Adding support for operators
I am thinking of making a PR to add support for operators to shlex. This would follow the same model as Python-shlex, where the caller specifies which characters they want to treat as operators. Then, the lexer ensures that unquoted strings contain either runs of only operator or non-operator characters (in a quoted string they can still be mixed). No actual interpretation of the operators is done, they just represent a separate set of words.
The current optimisation in shlex, where the input string is iterated by byte instead of codepoint, gets in the way of this however. In order to support any Unicode codepoint as an operator, the lexer has to receive potentially multibyte characters in one go, not individual UTF-8 high bytes. Alternatively, the caller could be asked to specify operator characters as bytes, but this brings its own safety problems; what if the user specifies a high byte as an operator character?
Maybe the best approach here would be to use a separate implementation without that optimization, but only in the case where multibyte characters are relevant.
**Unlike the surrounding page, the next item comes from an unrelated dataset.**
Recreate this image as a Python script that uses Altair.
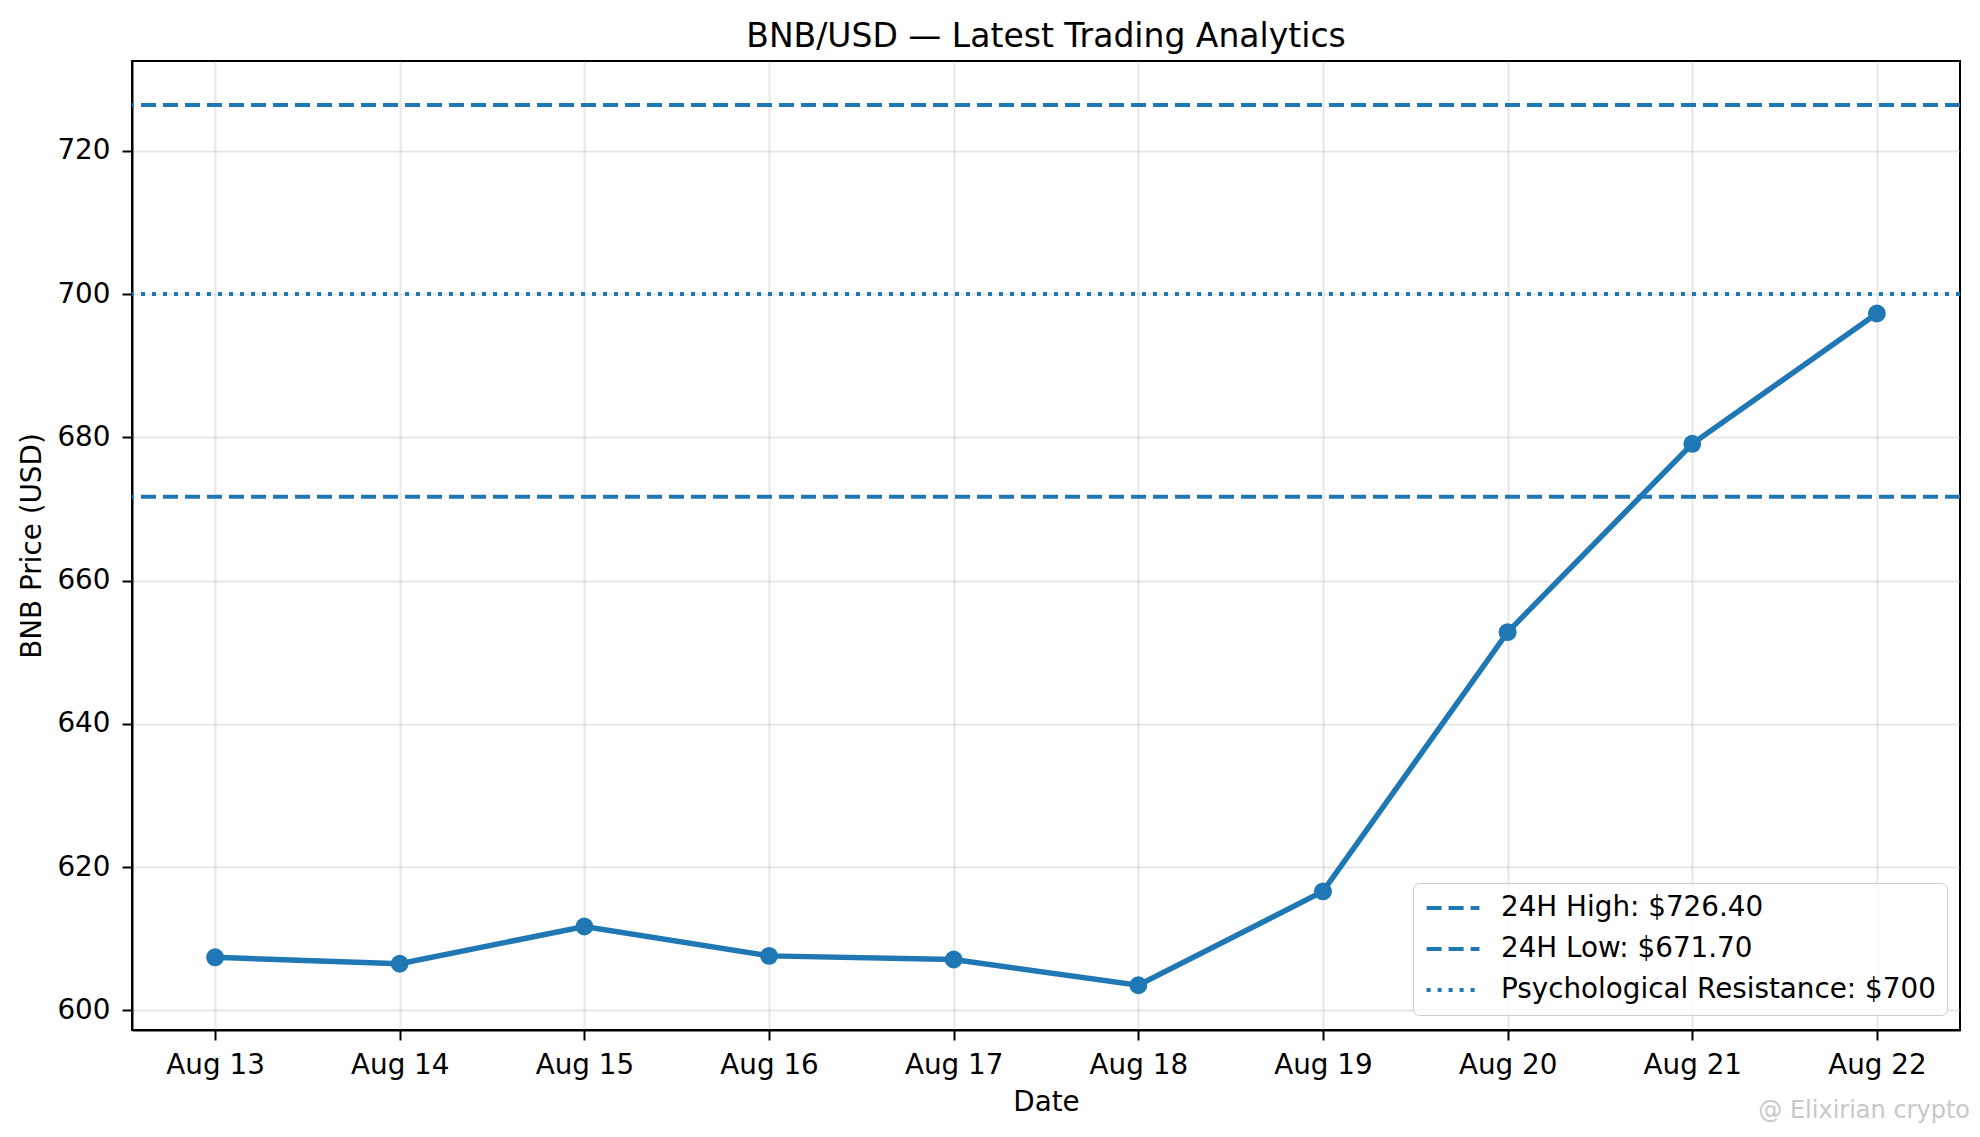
import json
import altair as alt
import pandas as pd

# ---- data ----
day_labels = ["Aug 13", "Aug 14", "Aug 15", "Aug 16", "Aug 17",
              "Aug 18", "Aug 19", "Aug 20", "Aug 21", "Aug 22"]
prices = [607.4, 606.5, 611.7, 607.6, 607.1, 603.5, 616.6, 652.8, 679.1, 697.3]

level_names = ["24H High: $726.40", "24H Low: $671.70", "Psychological Resistance: $700"]
level_values = [726.40, 671.70, 700.0]
level_dashes = [[15, 7], [15, 7], [4, 7]]

BLUE = "#1f77b4"
FONT = "DejaVu Sans"

price_df = pd.DataFrame({"idx": list(range(len(day_labels))), "label": day_labels, "price": prices})
level_df = pd.DataFrame({"name": level_names, "value": level_values})

label_expr = json.dumps(day_labels).replace('"', "'") + "[datum.value]"

x_scale = alt.Scale(domain=[-0.45, len(day_labels) - 1 + 0.45], nice=False, zero=False)
y_scale = alt.Scale(domain=[597.25, 732.55], nice=False, zero=False)

x_axis = alt.Axis(values=list(range(len(day_labels))), labelExpr=label_expr, title="Date",
                  labelPadding=11, titlePadding=10, grid=True)
y_axis = alt.Axis(values=[600, 620, 640, 660, 680, 700, 720], title="BNB Price (USD)",
                  labelPadding=12, titlePadding=10, grid=True)

base = alt.Chart(price_df)

line = base.mark_line(color=BLUE, strokeWidth=5.5).encode(
    x=alt.X("idx:Q", scale=x_scale, axis=x_axis),
    y=alt.Y("price:Q", scale=y_scale, axis=y_axis),
)
points = base.mark_circle(color=BLUE, size=320, opacity=1).encode(
    x=alt.X("idx:Q", scale=x_scale),
    y=alt.Y("price:Q", scale=y_scale),
)

rules = alt.Chart(level_df).mark_rule(strokeWidth=4).encode(
    y=alt.Y("value:Q", scale=y_scale),
    color=alt.Color("name:N", scale=alt.Scale(domain=level_names, range=[BLUE] * 3),
                    legend=alt.Legend(title=None)),
    strokeDash=alt.StrokeDash("name:N", scale=alt.Scale(domain=level_names, range=level_dashes),
                              legend=alt.Legend(title=None)),
)

watermark = alt.Chart(pd.DataFrame({"t": ["@ Elixirian crypto"]})).mark_text(
    align="right", baseline="middle", fontSize=24, color="#c8c8c8", font=FONT
).encode(text="t:N", x=alt.value(1838), y=alt.value(1050))

chart = alt.layer(line, points, rules, watermark).properties(
    width=1828,
    height=969,
    title=alt.Title("BNB/USD — Latest Trading Analytics", fontSize=33, font=FONT,
                    fontWeight="normal", color="black", anchor="middle",
                    baseline="alphabetic", offset=16, dy=35),
    autosize=alt.AutoSizeParams(type="none"),
    padding={"left": 124, "top": 53, "right": 12, "bottom": 108},
).configure_view(
    stroke="black", strokeWidth=2
).configure_axis(
    labelFont=FONT, titleFont=FONT, labelFontSize=27.8, titleFontSize=27.8,
    labelColor="black", titleColor="black", titleFontWeight="normal",
    domainColor="black", domainWidth=2, tickColor="black", tickWidth=2, tickSize=10,
    gridColor="#b0b0b0", gridOpacity=0.3, gridWidth=2,
).configure_legend(
    orient="none", legendX=1281, legendY=822,
    labelFont=FONT, labelFontSize=27.8, labelColor="black", labelLimit=0,
    symbolType="M-2.2,0L2.2,0", symbolSize=576, symbolStrokeWidth=4,
    symbolOffset=15, labelOffset=34, rowPadding=13, padding=11,
    strokeColor="#cccccc", fillColor="rgba(255,255,255,0.8)", cornerRadius=6,
)

chart.save("out.html", embed_options={"renderer": "svg", "actions": False})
So alongside the current Shlex type, a new ShlexOperators type? It's doable, but I fear that would duplicate a lot of code, and make maintenance harder.
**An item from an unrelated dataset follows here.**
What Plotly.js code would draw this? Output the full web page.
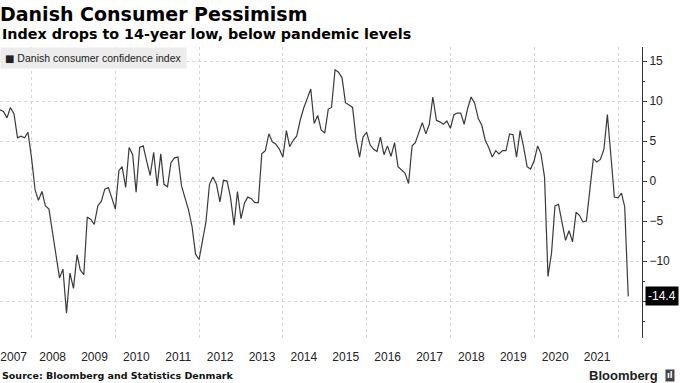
<!DOCTYPE html>
<html>
<head>
<meta charset="utf-8">
<script src="https://cdn.plot.ly/plotly-3.0.1.min.js"></script>
<style>
  html, body { margin: 0; padding: 0; background: #fff; }
  #chart { width: 680px; height: 383px; }
</style>
</head>
<body>
<div id="chart"></div>
<script>
// ---- data (monthly, March 2007 .. March 2022, plotted at month end) ----
const startYear = 2007;
const startMonth = 3; // March
const seriesName = 'Danish consumer confidence index';
const confidence = [
  8.9, 8.7, 7.9, 9.2, 8.4, 5.4, 5.6, 5.4, 6.1, 2.9,
  -1.1, -2.4, -1.3, -3.1, -3.5, -6.3, -9.7, -12.1, -11.0, -16.5,
  -11.5, -13.4, -9.2, -11.1, -11.7, -4.5, -4.8, -5.4, -3.1, -2.5,
  -1.0, -0.8, -2.1, -3.5, 1.3, 1.8, -0.8, 4.2, 3.3, -1.4,
  4.2, 4.4, 2.5, 0.7, 3.6, -0.6, 3.4, -0.4, -0.7, 2.3,
  2.9, 3.0, -0.6, -2.2, -3.6, -5.7, -9.1, -9.8, -7.4, -5.1,
  -0.4, 0.5, -0.4, -2.6, 0.1, 0.0, -2.0, -5.5, -1.3, -4.7,
  -2.7, -2.0, -2.2, -2.7, -2.7, 3.4, 3.8, 5.9, 4.9, 4.6,
  4.0, 3.0, 6.3, 4.3, 5.1, 5.6, 7.6, 9.1, 10.3, 11.5,
  7.2, 8.2, 6.4, 6.0, 9.0, 9.2, 13.9, 13.6, 12.9, 9.8,
  9.5, 9.2, 5.3, 3.0, 5.5, 6.1, 4.5, 4.0, 3.7, 5.5,
  3.3, 4.4, 3.1, 4.8, 1.8, 1.4, 1.0, -0.3, 4.4, 4.8,
  6.0, 7.3, 5.9, 7.1, 10.5, 7.6, 7.4, 7.1, 7.5, 6.6,
  8.3, 8.5, 8.5, 7.1, 9.1, 10.5, 9.7, 7.8, 7.0, 5.1,
  4.2, 3.0, 3.8, 3.4, 3.8, 3.8, 5.9, 5.8, 3.0, 6.3,
  4.3, 1.8, 1.5, 2.5, 4.4, 3.4, 0.5, -11.9, -9.0, -3.1,
  -2.9, -5.3, -7.4, -6.2, -7.6, -3.9, -4.3, -5.1, -5.0, -1.1,
  2.8, 2.4, 2.7, 4.0, 8.3, 3.1, -2.0, -2.1, -1.5, -3.2,
  -14.4
];
const yearLabels = ['2007','2008','2009','2010','2011','2012','2013','2014',
                    '2015','2016','2017','2018','2019','2020','2021'];
const yTicks = [-15, -10, -5, 0, 5, 10, 15];
const gridYears = ['2008','2010','2012','2014','2016','2018','2020','2022'];

// month-end dates for each observation
function monthEnd(i) {
  const d = new Date(Date.UTC(startYear, startMonth - 1 + i + 1, 0));
  return d.toISOString().slice(0, 10);
}
const dates = confidence.map((_, i) => monthEnd(i));

// tick labels sit mid-year (first one nudged so it stays inside the page)
const tickVals = yearLabels.map((y, i) => i === 0 ? y + '-07-28' : y + '-07-02');
const gridVals = gridYears.map(y => y + '-01-01');
const lastValue = confidence[confidence.length - 1];

const trace = {
  x: dates,
  y: confidence,
  type: 'scatter',
  mode: 'lines',
  name: seriesName,
  line: { color: '#3a3a3a', width: 1.2 },
  showlegend: false,
  hoverinfo: 'x+y'
};

const layout = {
  width: 680,
  height: 383,
  margin: { l: 0, r: 38, t: 47, b: 45 },
  paper_bgcolor: '#ffffff',
  plot_bgcolor: '#ffffff',
  font: { family: 'Liberation Sans, Arial, sans-serif', color: '#222' },
  title: {
    text: '<b>Danish Consumer Pessimism</b>',
    font: { family: 'DejaVu Sans, sans-serif', size: 19, color: '#000' },
    x: 0, xref: 'container', xanchor: 'left',
    y: 0.981, yref: 'container', yanchor: 'top',
    pad: { l: 0, t: 0 }
  },
  xaxis: {
    type: 'date',
    range: ['2007-03-31', '2022-07-29'],
    tickmode: 'array',
    tickvals: tickVals,
    ticktext: yearLabels,
    ticks: '',
    showgrid: false,
    showline: false,
    zeroline: false,
    ticklabelstandoff: 10,
    ticklabeloverflow: 'allow',
    tickfont: { family: 'Liberation Sans, Arial, sans-serif', size: 12, color: '#222' },
    minor: {
      tickmode: 'array',
      tickvals: gridVals,
      showgrid: true,
      gridcolor: '#d6d6d6',
      griddash: 'dot',
      gridwidth: 1,
      ticks: ''
    },
    fixedrange: true
  },
  yaxis: {
    side: 'right',
    range: [-19.6, 16.75],
    tickmode: 'array',
    tickvals: yTicks,
    ticks: 'outside',
    ticklen: 4,
    tickcolor: '#333',
    showline: true,
    linecolor: '#333',
    linewidth: 1,
    showgrid: true,
    gridcolor: '#d6d6d6',
    griddash: 'dot',
    gridwidth: 1,
    zeroline: false,
    tickfont: { family: 'Liberation Sans, Arial, sans-serif', size: 12, color: '#222' },
    minor: {
      dtick: 2.5,
      tick0: 0,
      ticks: 'outside',
      ticklen: 2,
      tickcolor: '#333',
      showgrid: false
    },
    fixedrange: true
  },
  annotations: [
    {
      text: '<b>Index drops to 14-year low, below pandemic levels</b>',
      xref: 'paper', yref: 'paper', x: 0, y: 1.043,
      xanchor: 'left', yanchor: 'middle', showarrow: false,
      font: { family: 'DejaVu Sans, sans-serif', size: 14.3, color: '#000' }
    },
    {
      text: '<span style="font-family:DejaVu Sans;font-size:10px">■</span> ' + seriesName,
      xref: 'paper', yref: 'paper', x: 0, y: 1,
      xanchor: 'left', yanchor: 'top', showarrow: false,
      bgcolor: '#ececec', borderpad: 4,
      font: { family: 'Liberation Sans, Arial, sans-serif', size: 10.5, color: '#222' }
    },
    {
      text: String(lastValue),
      xref: 'paper', yref: 'y', x: 1, y: lastValue,
      xanchor: 'left', yanchor: 'middle', xshift: 3, showarrow: false,
      bgcolor: '#000', borderpad: 2,
      font: { family: 'Liberation Sans, Arial, sans-serif', size: 12, color: '#fff' }
    },
    {
      text: '<b>Source: Bloomberg and Statistics Denmark</b>',
      xref: 'paper', yref: 'paper', x: 0, y: -0.13,
      xanchor: 'left', yanchor: 'middle', showarrow: false,
      font: { family: 'DejaVu Sans, sans-serif', size: 9.5, color: '#111' }
    },
    {
      text: '<b>Bloomberg</b>',
      xref: 'paper', yref: 'paper', x: 1.028, y: -0.13,
      xanchor: 'right', yanchor: 'middle', showarrow: false,
      font: { family: 'Liberation Sans, Arial, sans-serif', size: 13, color: '#222' }
    },
    {
      text: '<b>ıl</b>',
      xref: 'paper', yref: 'paper', x: 1.036, y: -0.13,
      xanchor: 'left', yanchor: 'middle', showarrow: false,
      bgcolor: '#444', borderpad: 1,
      font: { family: 'DejaVu Sans, sans-serif', size: 8, color: '#fff' }
    }
  ]
};

Plotly.newPlot('chart', [trace], layout, { displayModeBar: false, staticPlot: true });
</script>
</body>
</html>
Could you tell me what the use-case for this is? Maybe we can come up with a better API then.
In my case, I want to include the ; operator as a token, as part of the lexing process. Right now, it just gets included in adjacent words, so that, for example both unquoted foo;bar and quoted "foo;bar" get returned by Shlex as the single word foo;bar. In the shell, only the latter would be lexed as one token, while in the former case you would get foo, ;, bar as three. Adding operator support to Shlex would allow more of the shell language to be used, and bring it closer in behaviour to its Python namesake.
Sorry, I forgot about this. I think it's a good idea, though obviously the question of how to implement it is a concern.
So alongside the current
Shlextype, a newShlexOperatorstype? It's doable, but I fear that would duplicate a lot of code, and make maintenance harder.
I was thinking keeping a single public API but internally switching to a different implementation if and only if at least one of the operators is multibyte.